STATE v. GERTSCH

Court of Appeals of Idaho (2000)

Facts

Issue

Holding — Lansing, J.

Rule

Reasoning

Deep Dive: How the Court Reached Its Decision

Overview of the Case

In State v. Gertsch, the Idaho Court of Appeals addressed the conviction of Marilyn Gertsch, who was found guilty of multiple financial crimes, including racketeering, securities fraud, selling unregistered securities, and money laundering. Gertsch had solicited money from acquaintances under the pretense of offering high returns on investments, which she claimed were connected to a nonexistent travel business. After a jury trial, she was convicted on all counts, leading her to appeal the decision on the grounds of insufficient evidence to support the charges. The appellate court ultimately reversed Gertsch's convictions, concluding that the evidence presented did not meet the legal standards required for such offenses.

Racketeering Charge

The appellate court first examined the racketeering charge against Gertsch, which was based on the assertion that she operated a sole proprietorship as an enterprise. The court noted that the State conceded that a sole proprietorship, especially one operated by a single individual, could not constitute an “enterprise” under the applicable Idaho law. As such, the court determined that Gertsch's conviction for racketeering must be reversed due to the lack of evidence demonstrating the necessary element of an enterprise as required by the statute. This concession from the State significantly weakened the prosecution's case and underscored the importance of establishing the proper legal framework for a racketeering charge.

Securities Fraud and the Howey-Forman Test

Next, the court focused on the charges of securities fraud, selling unregistered securities, and selling securities without a license, which were analyzed under the Idaho Securities Act. The court applied the Howey-Forman test to determine whether Gertsch's transactions constituted "investment contracts," a type of security. According to this test, an investment contract requires (1) an investment of money, (2) in a common enterprise, and (3) a reasonable expectation of profits derived from the efforts of others. The court found that while Gertsch's victims did invest money, the transactions failed to meet the criteria for a common enterprise and the expectation of profits linked to the efforts of others, leading to a conclusion that the State did not fulfill its burden of proof regarding securities violations.

Lack of Common Enterprise

The court highlighted that Gertsch's representations to her victims were vague and inconsistent, lacking the necessary clarity to establish a common enterprise. Victims were misled with various explanations about how their money would be used, often suggesting that they were simply giving loans rather than investing in a business venture. The court noted that there were no indications that the funds would be pooled for investment purposes or that the promised returns would depend on the performance of an overarching commercial enterprise. This absence of a clear, common enterprise was critical in the court's assessment, reinforcing the decision to reverse the convictions based on insufficient evidence of securities fraud.

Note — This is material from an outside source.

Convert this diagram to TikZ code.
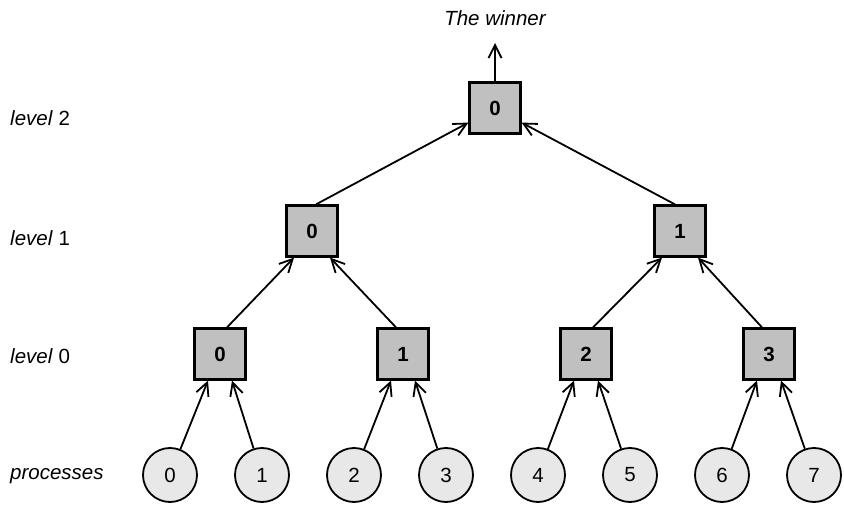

Expectation of Profits from Efforts of Others

In evaluating the third prong of the Howey-Forman test, the court found that Gertsch's victims had no reasonable expectation of profits generated by the entrepreneurial or managerial efforts of others. The representations made by Gertsch indicated that the returns were guaranteed and risk-free, which is inconsistent with the concept of investing in a business venture where success depends on others' efforts. Instead, the victims understood their transactions to be akin to making loans rather than investing in a venture that would generate profits. Consequently, the court determined that the evidence did not support the notion that these transactions were securities, leading to the reversal of the convictions related to securities law violations.

Conclusion on Money Laundering

Finally, the court addressed the charge of money laundering, which was contingent upon Gertsch's conviction for securities violations. Since the court had already concluded that the evidence was insufficient to support the securities charges, it followed that the money laundering conviction must also be reversed. The appellate court's decision emphasized that while Gertsch's actions were fraudulent and deceitful, they did not satisfy the legal definitions necessary for the alleged securities violations, and thus, the money laundering charge could not stand. This comprehensive analysis underscored the importance of clearly defined legal standards in prosecuting financial crimes, ultimately leading to the reversal of Gertsch's convictions.